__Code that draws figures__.
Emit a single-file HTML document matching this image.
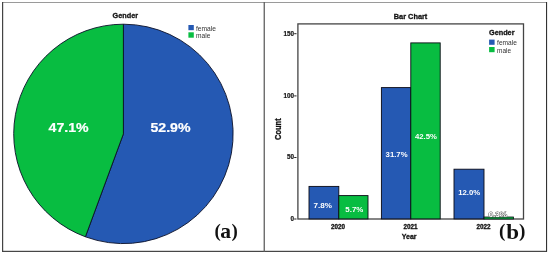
<!DOCTYPE html>
<html>
<head>
<meta charset="utf-8">
<title>Gender charts</title>
<style>
html,body{margin:0;padding:0;background:#fff;}
body{width:550px;height:255px;overflow:hidden;}
svg{display:block;}
text{font-family:"Liberation Sans",Arial,Helvetica,sans-serif;}
.b{font-weight:bold;}
.k{stroke:#111;stroke-width:0.3px;}
.w{stroke:#fff;stroke-width:0.2px;}
.serif{font-family:"Liberation Serif","Times New Roman",serif;font-weight:bold;}
</style>
</head>
<body>
<svg width="550" height="255" viewBox="0 0 550 255">
<rect x="0" y="0" width="550" height="255" fill="#ffffff"/>

<!-- outer frame -->
<rect x="2" y="2" width="545" height="1" fill="#9a9a9a"/>
<rect x="2" y="250.8" width="545" height="1.1" fill="#333"/>
<rect x="2" y="2" width="1.2" height="249.8" fill="#444"/>
<rect x="263.6" y="2" width="1.3" height="249.8" fill="#606060"/>
<rect x="546" y="2" width="1.1" height="249.8" fill="#333"/>

<!-- PIE -->
<g stroke="#0a1028" stroke-width="0.9" stroke-linejoin="round">
<path d="M123.4,133.9 L123.4,24.2 A109.7,109.7 0 1 1 85.4,236.8 Z" fill="#2559b3"/>
<path d="M123.4,133.9 L85.4,236.8 A109.7,109.7 0 0 1 123.4,24.2 Z" fill="#08bd41"/>
</g>
<text class="b k" x="125.3" y="18" font-size="7.8" text-anchor="middle" fill="#111" textLength="25.4" lengthAdjust="spacingAndGlyphs">Gender</text>
<text class="b w" x="48.6" y="132" font-size="12" fill="#fff" textLength="40" lengthAdjust="spacingAndGlyphs">47.1%</text>
<text class="b w" x="150.5" y="132.1" font-size="12" fill="#fff" textLength="40" lengthAdjust="spacingAndGlyphs">52.9%</text>
<rect x="188.4" y="25" width="5.4" height="5.2" fill="#2559b3"/>
<rect x="188.4" y="32.3" width="5.4" height="5.4" fill="#08bd41"/>
<text x="196" y="30.7" font-size="6.6" fill="#333" textLength="20" lengthAdjust="spacingAndGlyphs">female</text>
<text x="196" y="38.1" font-size="6.6" fill="#333" textLength="14.3" lengthAdjust="spacingAndGlyphs">male</text>
<text class="serif" x="214.6" y="237.4" font-size="18.9" fill="#111">(</text>
<text class="serif" x="220.2" y="238.4" font-size="21.8" fill="#111" textLength="10.8" lengthAdjust="spacingAndGlyphs">a</text>
<text class="serif" x="231.6" y="237.4" font-size="18.9" fill="#111">)</text>

<!-- BAR CHART -->
<text class="b k" x="393.8" y="18.8" font-size="7.8" fill="#111" textLength="33.5" lengthAdjust="spacingAndGlyphs">Bar Chart</text>
<!-- plot frame -->
<rect x="297.9" y="23.9" width="225.6" height="195.1" fill="#fff" stroke="#444" stroke-width="1.3"/>
<!-- bars -->
<g stroke="#0a0a14" stroke-width="0.9">
<rect x="309" y="186.4" width="29.8" height="32.5" fill="#2559b3"/>
<rect x="338.8" y="195.6" width="29.2" height="23.3" fill="#08bd41"/>
<rect x="381.4" y="87.6" width="29.4" height="131.3" fill="#2559b3"/>
<rect x="410.8" y="42.9" width="29.4" height="176" fill="#08bd41"/>
<rect x="454" y="169.2" width="30" height="49.7" fill="#2559b3"/>
<rect x="484" y="217" width="29.6" height="2" fill="#08bd41" stroke-width="0.8"/>
</g>
<!-- y ticks -->
<g fill="#222">
<rect x="294.2" y="33.2" width="2.3" height="1"/>
<rect x="294.2" y="95.4" width="2.3" height="1"/>
<rect x="294.2" y="157" width="2.3" height="1"/>
<rect x="294.2" y="218.5" width="2.3" height="1"/>
</g>
<g class="b k" font-size="6.3" fill="#111" text-anchor="end" style="stroke-width:0.2px">
<text x="293.9" y="35.6">150</text>
<text x="293.9" y="97.7">100</text>
<text x="293.9" y="159.3">50</text>
<text x="293.9" y="221.3">0</text>
</g>
<text class="b k" font-size="8.4" fill="#111" text-anchor="middle" transform="translate(280.9,129.2) rotate(-90)" textLength="21.7" lengthAdjust="spacingAndGlyphs">Count</text>
<g class="b k" font-size="6.3" fill="#111" text-anchor="middle">
<text x="338.1" y="228.7">2020</text>
<text x="410.6" y="228.9">2021</text>
<text x="483.4" y="228.9">2022</text>
</g>
<text class="b k" x="409.2" y="238.5" font-size="7.8" fill="#111" text-anchor="middle" textLength="14.8" lengthAdjust="spacingAndGlyphs">Year</text>
<!-- bar labels -->
<g class="b" font-size="7.5" fill="#fff">
<text x="313.5" y="208" textLength="18.5" lengthAdjust="spacingAndGlyphs">7.8%</text>
<text x="345.3" y="212.3" textLength="18" lengthAdjust="spacingAndGlyphs">5.7%</text>
<text x="385.6" y="157" textLength="22" lengthAdjust="spacingAndGlyphs">31.7%</text>
<text x="415" y="138.8" textLength="22" lengthAdjust="spacingAndGlyphs">42.5%</text>
<text x="458.2" y="195.3" textLength="22" lengthAdjust="spacingAndGlyphs">12.0%</text>
</g>
<text class="b" x="488.4" y="216.8" font-size="7.5" fill="#fff" stroke="#555" stroke-width="0.8" paint-order="stroke" textLength="18.8" lengthAdjust="spacingAndGlyphs">0.3%</text>
<!-- legend -->
<text class="b k" x="489" y="35.3" font-size="7.8" fill="#111" textLength="25.5" lengthAdjust="spacingAndGlyphs">Gender</text>
<rect x="489.1" y="39.6" width="5.5" height="5.2" fill="#2559b3"/>
<rect x="489.1" y="47" width="5.5" height="5.2" fill="#08bd41"/>
<text x="497.1" y="45.4" font-size="6.6" fill="#333" textLength="19.8" lengthAdjust="spacingAndGlyphs">female</text>
<text x="497.1" y="52.7" font-size="6.6" fill="#333" textLength="14" lengthAdjust="spacingAndGlyphs">male</text>
<text class="serif" x="498.9" y="236.7" font-size="19.2" fill="#111">(</text>
<text class="serif" x="506.2" y="238.5" font-size="21.8" fill="#111" textLength="12.8" lengthAdjust="spacingAndGlyphs">b</text>
<text class="serif" x="518.9" y="236.7" font-size="19.2" fill="#111">)</text>
</svg>
</body>
</html>
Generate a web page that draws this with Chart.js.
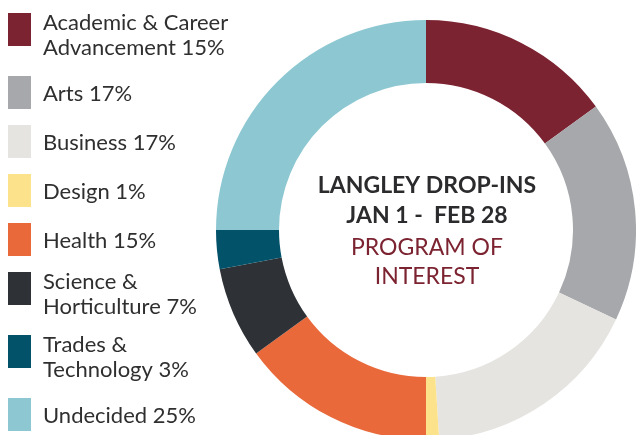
<!DOCTYPE html>
<html>
<head>
<meta charset="utf-8">
<script src="https://cdn.jsdelivr.net/npm/chart.js@4/dist/chart.umd.min.js"></script>
<style>
  html, body { margin: 0; padding: 0; background: #fff; overflow: hidden; }
  #wrap { width: 636px; height: 460px; }
</style>
</head>
<body>
<div id="wrap"><canvas id="programChart" width="636" height="460"></canvas></div>
<script>
// program of interest, Langley drop-ins Jan 1 - Feb 28
const labelLines = [
  ["Academic & Career", "Advancement 15%"],
  ["Arts 17%"],
  ["Business 17%"],
  ["Design 1%"],
  ["Health 15%"],
  ["Science &", "Horticulture 7%"],
  ["Trades &", "Technology 3%"],
  ["Undecided 25%"]
];
const categories = labelLines.map(l => l.join(" "));
const shares = [15, 17, 17, 1, 15, 7, 3, 25];
const colors = ["#7c2331", "#a6a8ab", "#e5e4e0", "#fde28c", "#e9693b", "#2e3136", "#02526a", "#8dc8d2"];
const centerLines = ["LANGLEY DROP-INS", "JAN 1 -  FEB 28", "PROGRAM OF", "INTEREST"];

const FONT = "Lato, 'Source Sans Pro', 'Open Sans', sans-serif";

// legend drawn on the left with wrapped labels
const sideLegend = {
  id: "sideLegend",
  afterDraw(chart) {
    const ctx = chart.ctx;
    ctx.save();
    ctx.font = "22px " + FONT;
    ctx.textBaseline = "middle";
    ctx.textAlign = "left";
    let y = 13;
    labelLines.forEach((lines, i) => {
      ctx.fillStyle = colors[i];
      ctx.fillRect(8, y, 23, 33);
      ctx.fillStyle = "#2f2f2f";
      if (lines.length === 1) {
        ctx.fillText(lines[0], 43, y + 18);
        y += 49;
      } else {
        ctx.fillText(lines[0], 43, y + 10);
        ctx.fillText(lines[1], 43, y + 35);
        y += 63;
      }
    });
    ctx.restore();
  }
};

// title inside the hole
const centerText = {
  id: "centerText",
  afterDraw(chart) {
    const arc = chart.getDatasetMeta(0).data[0];
    if (!arc) return;
    const ctx = chart.ctx;
    ctx.save();
    ctx.textAlign = "center";
    ctx.textBaseline = "middle";
    const cx = arc.x + 1;
    const ys = [arc.y - 44, arc.y - 14, arc.y + 18, arc.y + 47];
    centerLines.forEach((t, i) => {
      if (i < 2) {
        ctx.font = "bold 23px " + FONT;
        ctx.fillStyle = "#2b2b2d";
      } else {
        ctx.font = "23px " + FONT;
        ctx.fillStyle = "#7c2331";
      }
      ctx.fillText(t, cx, ys[i]);
    });
    ctx.restore();
  }
};

const ctx = document.getElementById("programChart").getContext("2d");
new Chart(ctx, {
  type: "doughnut",
  data: {
    labels: categories,
    datasets: [{
      data: shares,
      backgroundColor: colors,
      borderWidth: 0
    }]
  },
  options: {
    responsive: false,
    animation: false,
    cutout: "70%",
    layout: { padding: { left: 216, top: 20, right: 0, bottom: 20 } },
    plugins: {
      legend: { display: false },
      tooltip: { enabled: false }
    }
  },
  plugins: [sideLegend, centerText]
});
</script>
</body>
</html>
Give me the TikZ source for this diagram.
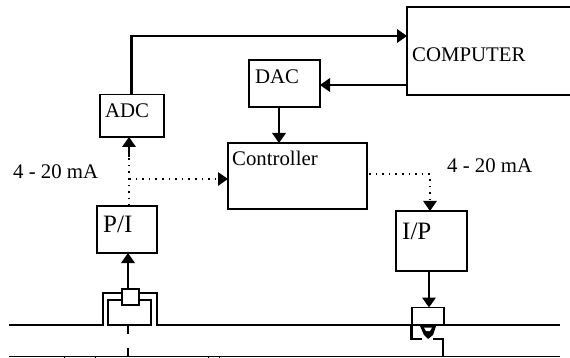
\documentclass[tikz,border=0pt]{standalone}
\usepackage{fontspec}
\setmainfont{Liberation Serif}
\usetikzlibrary{positioning, arrows.meta}
\tikzset{
	>={Triangle[length=10pt,width=13.5pt]}, % arrow heads
	x=1pt, y=-1pt,
	block/.style={draw, line width=1.8pt, outer sep=0pt, inner sep=0pt, anchor=north west},
	wire/.style={->, line width=2pt},
	sigline/.style={line width=1.3pt, dash pattern=on 1.6pt off 5pt},
	pipe/.style={line width=1.6pt},
	lbl/.style={font=\fontsize{20.8}{22}\selectfont, inner sep=0pt, anchor=base west},
	biglbl/.style={lbl, font=\fontsize{25}{27}\selectfont},
}
\begin{document}
\begin{tikzpicture}
	\clip (0,0) rectangle (570,358);
	\fill[white] (0,0) rectangle (570,358);
	% blocks
	\node[block, minimum width=175pt, minimum height=88pt] (computer) at (407,7) {};
	\node[lbl] (computerlbl) at (412,62) {COMPUTER};
	\node[block, minimum width=64pt, minimum height=42.5pt] (adc) at (100,94.5) {};
	\node[lbl] (adclbl) at (105,118) {ADC};
	\node[block, minimum width=71pt, minimum height=47pt] (dac) at (249,60) {};
	\node[lbl] (daclbl) at (255,84) {DAC};
	\node[block, minimum width=139pt, minimum height=66pt] (ctrl) at (228,143) {};
	\node[lbl] (ctrllbl) at (232,166) {Controller};
	\node[block, minimum width=60pt, minimum height=47pt] (pi) at (97,206) {};
	\node[biglbl] (pilbl) at (103,233) {P/I};
	\node[block, minimum width=71pt, minimum height=60pt] (ip) at (396,211) {};
	\node[biglbl] (iplbl) at (402,240) {I/P};
	\node[lbl] (maleft) at (13,179) {4 - 20 mA};
	\node[lbl] (maright) at (447,173) {4 - 20 mA};
	% transmitter on the pipe
	\node[block, minimum width=17pt, minimum height=16pt, fill=white] (sensor) at (122,289) {};
	\coordinate (sensortail) at (128,334);
	\coordinate (leadtop) at (128,348);
	\coordinate (pipeleft) at (9,325);
	\coordinate (piperight) at (560,325);
	\draw[pipe] (pipeleft) -- (103,325) -- (103,293) -- (sensor.west |- 0,293);
	\draw[pipe] (sensor.east |- 0,293) -- (157,293) -- (157,325) -- (piperight);
	\draw[pipe] (sensor.west |- 0,300) -- (108,300) -- (108,325) -- (151,325) -- (151,300) -- (sensor.east |- 0,300);
	\draw[pipe] (128,325) -- (sensortail);
	\draw[pipe] (leadtop) -- (128,356);
	% valve
	\node[block, minimum width=32pt, minimum height=18pt] (valve) at (412,307.5) {};
	\draw[line width=2.4pt] (411.5,326) -- (411.5,339) -- (422,339);
	\draw[pipe] (433,339) -- (443,339) -- (443,356);
	\fill (420,326) -- (436,326) -- (433,335) -- (428,339) -- (424,335) -- cycle;
	\fill[white] (424,327.5) -- (432,327.5) -- (430,331) -- (426,331) -- cycle;
	% bottom line
	\coordinate (baseleft) at (9,356);
	\coordinate (baseright) at (560,356);
	\draw[line width=1pt] (baseleft) -- (baseright);
	\foreach \tickx in {64,95,208,219}
		\draw[line width=0.8pt] (\tickx,356) -- (\tickx,358);
	% connectors
	\draw[line width=3pt] (adc.north -| 131,0) -- (131,35);
	\draw[wire] (129.5,36) -- (computer.west |- 0,36);
	\draw[wire] (computer.west |- 0,85) -- (dac.east |- 0,85);
	\draw[wire] (dac.south -| 279,0) -- (ctrl.north -| 279,0);
	\draw[wire] (sensor.north -| 128,0) -- (pi.south -| 128,0);
	\draw[wire] (129,157) -- (adc.south -| 129,0);
	\draw[sigline] (pi.north -| 129,0) -- (129,157);
	\draw[sigline, ->] (129,179) -- (ctrl.west |- 0,179);
	\draw[sigline, ->] (369,174) -- (430,174) -- (ip.north -| 430,0);
	\draw[wire] (ip.south -| 429,0) -- (valve.north -| 429,0);
\end{tikzpicture}
\end{document}
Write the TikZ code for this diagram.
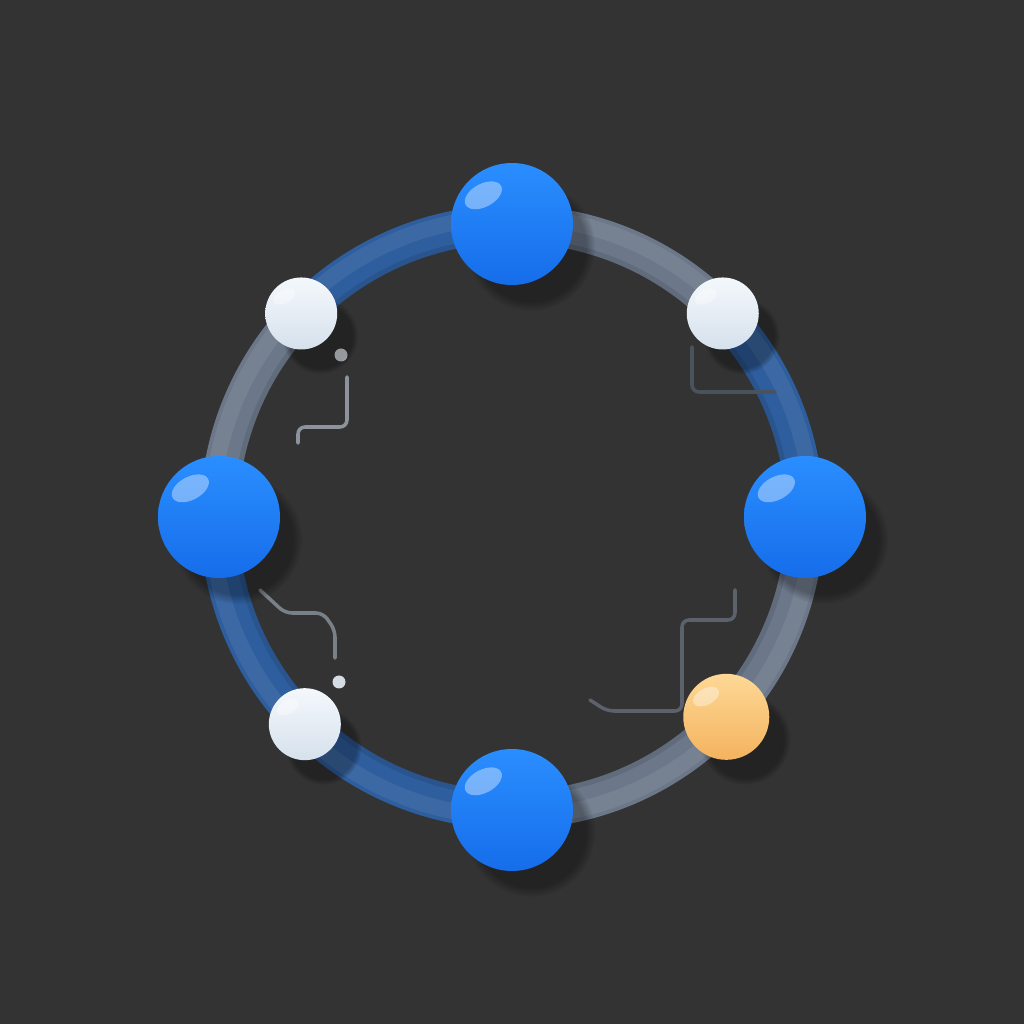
\documentclass[tikz,border=0pt]{standalone}
\usetikzlibrary{calc,shadows}

\definecolor{bgdark}{HTML}{333333}
\definecolor{bandblue}{HTML}{2E5E9E}
\definecolor{bandgray}{HTML}{6C788A}
\definecolor{balltop}{HTML}{2A8EFF}
\definecolor{ballbot}{HTML}{166DEA}
\definecolor{pearltop}{HTML}{F4F8FC}
\definecolor{pearlbot}{HTML}{D6E1EC}
\definecolor{ambertop}{HTML}{FDD896}
\definecolor{amberbot}{HTML}{F4B35E}
\definecolor{tracegray}{HTML}{8C939C}
\definecolor{tracedim}{HTML}{4A525D}
\definecolor{tracemid}{HTML}{5B626C}
\definecolor{dotlight}{HTML}{D6DCE3}

\pgfdeclarelayer{paper}
\pgfdeclarelayer{ring}
\pgfsetlayers{paper,ring,main}

\begin{document}
\begin{tikzpicture}[
    ball/.style={circle, inner sep=0pt, draw=none, shading angle=20,
      circular drop shadow={shadow xshift=5pt, shadow yshift=-6pt, shadow scale=1.06, opacity=.3, fill=black}},
    blueball/.style={ball, minimum size=1.22cm, top color=balltop, bottom color=ballbot},
    pearl/.style={ball, minimum size=0.72cm, top color=pearltop, bottom color=pearlbot},
    amber/.style={ball, minimum size=0.86cm, top color=ambertop, bottom color=amberbot},
    band/.style={line width=0.38cm},
    blueband/.style={band, draw=bandblue},
    grayband/.style={band, draw=bandgray},
    trace/.style={line width=1pt, rounded corners=2pt, line cap=round},
    gloss/.style={fill=white, opacity=.38}
  ]
    \def\ringr{2.93}

    \begin{pgfonlayer}{paper}
        \fill[bgdark] (0,0) rectangle (10.24,10.24);
    \end{pgfonlayer}
    \useasboundingbox (0,0) rectangle (10.24,10.24);

    \coordinate (c) at (5.12,5.07);

    % circuit traces
    \draw[trace, tracegray] (3.47,6.47) -- (3.47,5.97) -- (2.98,5.97) -- (2.98,5.81);
    \fill[dotlight] (3.41,6.69) circle[radius=0.065];
    \draw[trace, tracedim] (6.92,6.77) -- (6.92,6.32) -- (7.75,6.32);
    \draw[trace, tracegray!80!bgdark] (2.60,4.34) -- (2.85,4.11) -- (3.23,4.11) -- (3.35,3.94) -- (3.35,3.66);
    \fill[dotlight] (3.39,3.42) circle[radius=0.065];
    \draw[trace, tracemid] (7.35,4.34) -- (7.35,4.04) -- (6.82,4.04) -- (6.82,3.13) -- (6.07,3.13) -- (5.90,3.24);

    % nodes on the ring
    \node[blueball] (rgt) at ($(c)+(0:\ringr)$) {};
    \node[pearl]    (wtr) at ($(c)+(44:\ringr)$) {};
    \node[blueball] (top) at ($(c)+(90:\ringr)$) {};
    \node[pearl]    (wtl) at ($(c)+(136:\ringr)$) {};
    \node[blueball] (lft) at ($(c)+(180:\ringr)$) {};
    \node[pearl]    (wbl) at ($(c)+(225:\ringr)$) {};
    \node[blueball] (bot) at ($(c)+(270:\ringr)$) {};
    \node[amber]    (org) at ($(c)+(317:\ringr)$) {};

    \foreach \n/\r in {rgt/0.61, top/0.61, lft/0.61, bot/0.61, wtr/0.36, wtl/0.36, wbl/0.36, org/0.43} {
        \coordinate (g) at ($(\n.center)+({-0.47*\r},{0.47*\r})$);
        \fill[gloss, rotate around={28:(g)}] (g) ellipse[x radius={0.33*\r}, y radius={0.19*\r}];
    }

    % ring segments
    \begin{pgfonlayer}{ring}
        \draw[blueband] (rgt.center) arc[start angle=0,end angle=44,radius=\ringr];
        \draw[grayband] (wtr.center) arc[start angle=44,end angle=90,radius=\ringr];
        \draw[blueband] (top.center) arc[start angle=90,end angle=136,radius=\ringr];
        \draw[grayband] (wtl.center) arc[start angle=136,end angle=180,radius=\ringr];
        \draw[blueband] (lft.center) arc[start angle=180,end angle=225,radius=\ringr];
        \draw[blueband] (wbl.center) arc[start angle=225,end angle=270,radius=\ringr];
        \draw[grayband] (bot.center) arc[start angle=270,end angle=317,radius=\ringr];
        \draw[grayband] (org.center) arc[start angle=317,end angle=360,radius=\ringr];
        \draw[white, opacity=.07, line width=0.16cm] (c) circle[radius=\ringr+0.07];
        \draw[black, opacity=.1, line width=0.05cm] (c) circle[radius=\ringr-0.165];
    \end{pgfonlayer}

\end{tikzpicture}
\end{document}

__EXERCISE__.
Check each line of the records for the word "with" and extract those that contain it.

__THE SOLUTION__.
Generate a web page that draws this with Chart.js.
// legend drawn on the left with wrapped labels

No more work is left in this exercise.